This unit covers a field of physics that is simultaneously one of the most powerful, transformational, and precise tools for exploring nature and yet for non-physicists one of the most mysterious and misunderstood aspects of all science. Developed early in the 20th century to solve a crisis in understanding the nature of the atom, quantum mechanics has laid the foundation for theoretical and practical advances in 21st century physics. The unit details the reasoning that led to ever deeper awareness of the nature of particles, waves, and their interrelationships, provides a primer on present-day understanding of the field, and outlines ways in which that understanding has led to significant applications today.

Unit Glossary

alkali metals

The alkali metals are the chemical elements in the first column of the periodic table. They all have one valence electron. Alkali metals are commonly used atoms in atomic physics experiments for several reasons. Their structure is relatively simple and provides energy states that are convenient for laser cooling. Many of their transition frequencies match convenient laser sources. Also, the single valence electron’s magnetic moment allows the atoms to be easily trapped using magnetic fields, which is convenient for the evaporative cooling process necessary to reach ultracold temperatures.

atomic fountain

An atomic fountain is a cloud of cold atoms that is given a push upward with a laser pulse. The laser is tuned to the right energy to transfer its momentum to the atoms, which fly up until gravity takes over, reversing their motion so they fall back down. The path the atoms take is analogous to the path of water in a fountain.

blackbody

A blackbody is an object that absorbs all incident electromagnetic radiation and re-radiates it after reaching thermal equilibrium. The spectrum of light emitted by a blackbody is smooth and continuous, and depends on the blackbody’s temperature. The peak of the spectrum is higher and at a shorter wavelength as the temperature increases.
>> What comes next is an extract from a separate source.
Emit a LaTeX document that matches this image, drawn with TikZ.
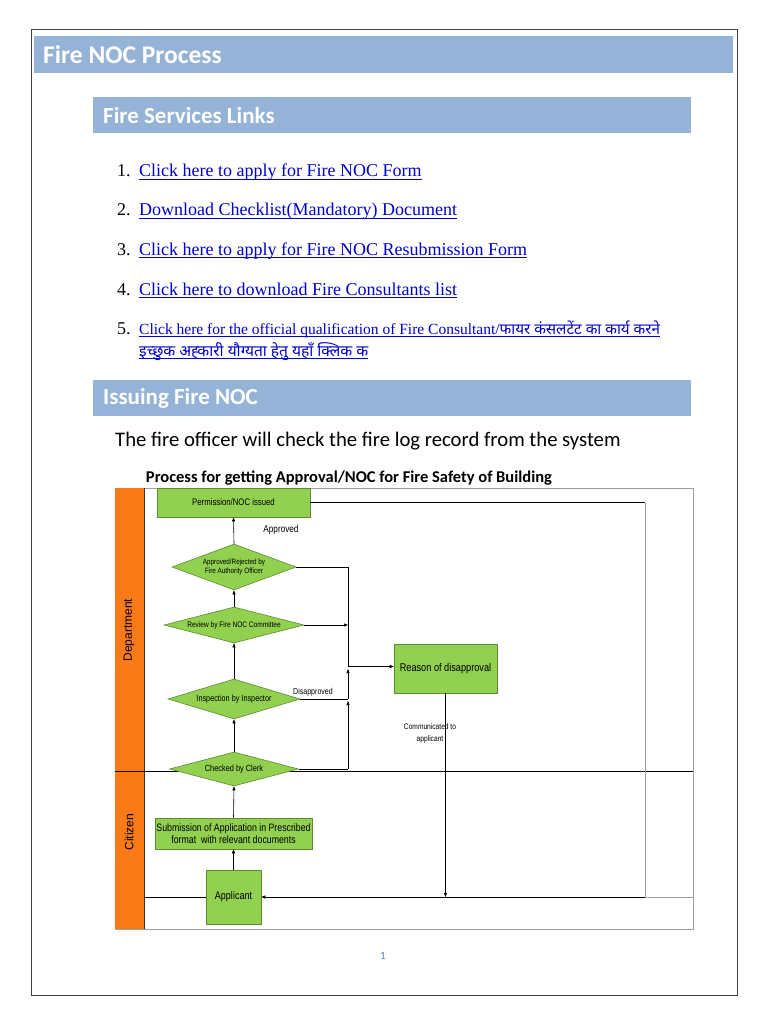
\documentclass[tikz,border=0pt]{standalone}
\usepackage{fontspec}
\setmainfont{Liberation Serif}
\newfontfamily\calfont{Carlito}
\newfontfamily\devafont[Script=Devanagari]{Noto Sans}
\newfontfamily\narrowfont[FakeStretch=0.82]{Liberation Sans}
\newfontfamily\arialfont{Liberation Sans}
\usetikzlibrary{shapes.geometric,arrows.meta}
\definecolor{hdr}{HTML}{95B3D7}
\definecolor{lnk}{HTML}{0000CC}
\definecolor{grn}{HTML}{92D050}
\definecolor{grnd}{HTML}{5E8A34}
\definecolor{org}{HTML}{F97A17}
\definecolor{frm}{HTML}{A0A0A0}
\definecolor{pgnum}{HTML}{4F81BD}
\tikzset{
  hdrtext/.style={anchor=west, text=white, inner sep=0, font=\calfont\bfseries\fontsize{23}{23}\selectfont},
  numtext/.style={anchor=base west, inner sep=0, font=\fontsize{18}{18}\selectfont},
  linktext/.style={anchor=base west, inner sep=0, text=lnk, font=\fontsize{18}{18}\selectfont},
  gbox/.style={draw=grnd, fill=grn, line width=0.6pt, inner sep=1pt, align=center, font=\narrowfont\fontsize{9.5}{11}\selectfont},
  gdia/.style={diamond, draw=grnd, fill=grn, line width=0.6pt, inner sep=0pt, aspect=3.5, align=center, font=\narrowfont\fontsize{8}{9}\selectfont},
  arr/.style={draw=black, line width=0.6pt, -{Triangle[length=4pt,width=3pt]}},
  ln/.style={draw=black, line width=0.6pt},
  small/.style={inner sep=0, font=\narrowfont\fontsize{7.5}{9}\selectfont, align=center}
}
\begin{document}
\begin{tikzpicture}[x=1pt,y=-1pt]
\useasboundingbox (0,0) rectangle (768,1024);
\fill[white] (0,0) rectangle (768,1024);
\draw[black!75, line width=0.8pt] (31,29) rectangle (737,995);
% header bars
\fill[hdr] (34,36) rectangle (733,73);
\node[hdrtext, font=\calfont\bfseries\fontsize{25.5}{25.5}\selectfont] (h1) at (43,55) {Fire NOC Process};
\fill[hdr] (93,97) rectangle (691,133);
\node[hdrtext] (h2) at (103,115.5) {Fire Services Links};
\fill[hdr] (93,380) rectangle (691,416);
\node[hdrtext] (h3) at (103,398.5) {Issuing Fire NOC};
% list
\node[numtext] (n1) at (117,177) {1.};
\node[linktext] (l1) at (139,177) {Click here to apply for Fire NOC Form};
\node[numtext] (n2) at (117,216) {2.};
\node[linktext] (l2) at (139,216) {Download Checklist(Mandatory) Document};
\node[numtext] (n3) at (117,255) {3.};
\node[linktext] (l3) at (139,255) {Click here to apply for Fire NOC Resubmission Form};
\node[numtext] (n4) at (117,295) {4.};
\node[linktext] (l4) at (139,295) {Click here to download Fire Consultants list};
\node[numtext] (n5) at (117,334) {5.};
\node[linktext, font=\fontsize{15.5}{15.5}\selectfont] (l5) at (139,334) {Click here for the official qualification of Fire Consultant/{\devafont\fontsize{15.2}{15.2}\selectfont फायर कंसलटेंट का कार्य करने}};
\node[linktext, font=\devafont\fontsize{15.5}{15.5}\selectfont] (l6) at (139,356) {इच्छुक अह्कारी यौग्यता हेतु यहाँ क्लिक क};
\foreach \n in {l1,l2,l3,l4,l5,l6}
  \draw[lnk, line width=0.8pt] ([yshift=-2.5pt]\n.base west) -- ([yshift=-2.5pt]\n.base east);
% sentence
\node[anchor=base west, inner sep=0, font=\calfont\fontsize{20.7}{20.7}\selectfont] (s1) at (115,446) {The fire officer will check the fire log record from the system};
% diagram title
\node[inner sep=0, font=\calfont\bfseries\fontsize{16.5}{16.5}\selectfont] (dt) at (349,478) {Process for getting Approval/NOC for Fire Safety of Building};
% frame and lanes
\draw[frm, line width=0.8pt] (115,488) rectangle (693,929);
\fill[org] (115,488) rectangle (144,929);
\draw[black!80, line width=0.7pt] (144,488) -- (144,929);
\draw[black, line width=1pt] (115,771) -- (693,771);
\node[rotate=90, inner sep=0, font=\arialfont\fontsize{12}{12}\selectfont] (dep) at (129,630) {Department};
\node[rotate=90, inner sep=0, font=\arialfont\fontsize{12}{12}\selectfont] (cit) at (129,832) {Citizen};
% nodes
\node[gbox, minimum width=153pt, minimum height=29pt] (PM) at (233.5,502.5) {Permission/NOC issued};
\node[gdia, minimum width=124pt, minimum height=46pt, font=\narrowfont\fontsize{7.7}{9}\selectfont] (AR) at (234,567) {Approved/Rejected by\\Fire Authority Officer};
\node[gdia, minimum width=140pt, minimum height=36pt] (RV) at (234,625) {Review by Fire NOC Committee};
\node[gdia, minimum width=132pt, minimum height=40pt, font=\narrowfont\fontsize{8.9}{9}\selectfont] (IN) at (234,699) {Inspection by Inspector};
\node[gdia, minimum width=129pt, minimum height=34pt, font=\narrowfont\fontsize{9}{9}\selectfont] (CK) at (234,769) {Checked by Clerk};
\node[gbox, minimum width=157pt, minimum height=31pt, font=\narrowfont\fontsize{10.7}{12}\selectfont] (SB) at (233.5,833.5) {Submission of Application in Prescribed\\format~ with relevant documents};
\node[gbox, minimum width=55pt, minimum height=54pt, font=\narrowfont\fontsize{11}{11}\selectfont] (AP) at (233.5,897) {Applicant};
\node[gbox, minimum width=103pt, minimum height=49pt, font=\narrowfont\fontsize{11.2}{12}\selectfont] (RD) at (445.5,668.5) {Reason of disapproval};
% labels
\node[small, font=\narrowfont\fontsize{10}{10}\selectfont] (lap) at (281,530) {Approved};
\node[small, font=\narrowfont\fontsize{8.6}{9}\selectfont] (ldis) at (313,692) {Disapproved};
\node[small, font=\narrowfont\fontsize{8.1}{11.5}\selectfont] (lcom) at (430,733.5) {Communicated to\\applicant};
% coordinates
\coordinate (jAR) at (348,567);
\coordinate (jRD) at (348,666.5);
\coordinate (jIN) at (348,699);
\coordinate (jINt) at (348,669);
\coordinate (jCK) at (348,769);
\coordinate (jCKt) at (348,701);
\coordinate (jTR) at (645,502.5);
\coordinate (jBR) at (645,897);
\coordinate (jBL) at (144,897);
\coordinate (jFR) at (693,897);
% connectors
\draw[arr] (AP.north) -- (SB.south);
\draw[arr] (SB.north) -- (CK.south);
\draw[arr] (CK.north) -- (IN.south);
\draw[arr] (IN.north) -- (RV.south);
\draw[arr] (RV.north) -- (AR.south);
\draw[arr] (AR.north) -- (PM.south);
\draw[ln] (AR.east) -- (jAR) -- (jRD);
\draw[arr] (RV.east) -- (RV.east -| jAR);
\draw[ln] (IN.east) -- (jIN);
\draw[arr] (jIN) -- (jINt);
\draw[ln] (CK.east) -- (jCK);
\draw[arr] (jCK) -- (jCKt);
\draw[arr] (jRD) -- (RD.west |- jRD);
\draw[ln] (PM.east) -- (jTR);
\draw[frm, line width=0.8pt] (jTR) -- (jBR);
\draw[arr] (RD.south) -- (RD.south |- jBR);
\draw[arr, line width=0.8pt] (jBR) -- (AP.east |- jBR);
\draw[frm, line width=0.8pt] (jBR) -- (jFR);
\draw[ln] (jBL) -- (AP.west |- jBL);
% page number
\node[inner sep=0, text=pgnum, font=\calfont\fontsize{11}{11}\selectfont] (pg) at (383,956) {1};
\end{tikzpicture}
\end{document}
Bohr Correspondence Principle

The Bohr Correspondence Principle states that the predictions of quantum mechanics must match the predictions of classical physics in the physical situations that classical physics is intended to describe, and does describe very accurately. Mathematically, this means that the equations of quantum mechanics must smoothly turn into the equations of classical mechanics as the de Broglie wavelength of particles becomes very small, and the energy state quantum number gets very large.

Bose-Einstein condensate

A Bose-Einstein condensate, or BEC, is a special phase of matter in which the quantum mechanical wavefunctions of a collection of particles line up and overlap in a manner that allows the particles to act as a single quantum object. The electrons in a superconductor form a BEC; superfluid helium is an example of a liquid BEC. BECs can also be created from dilute gases of ultracold atoms and molecules.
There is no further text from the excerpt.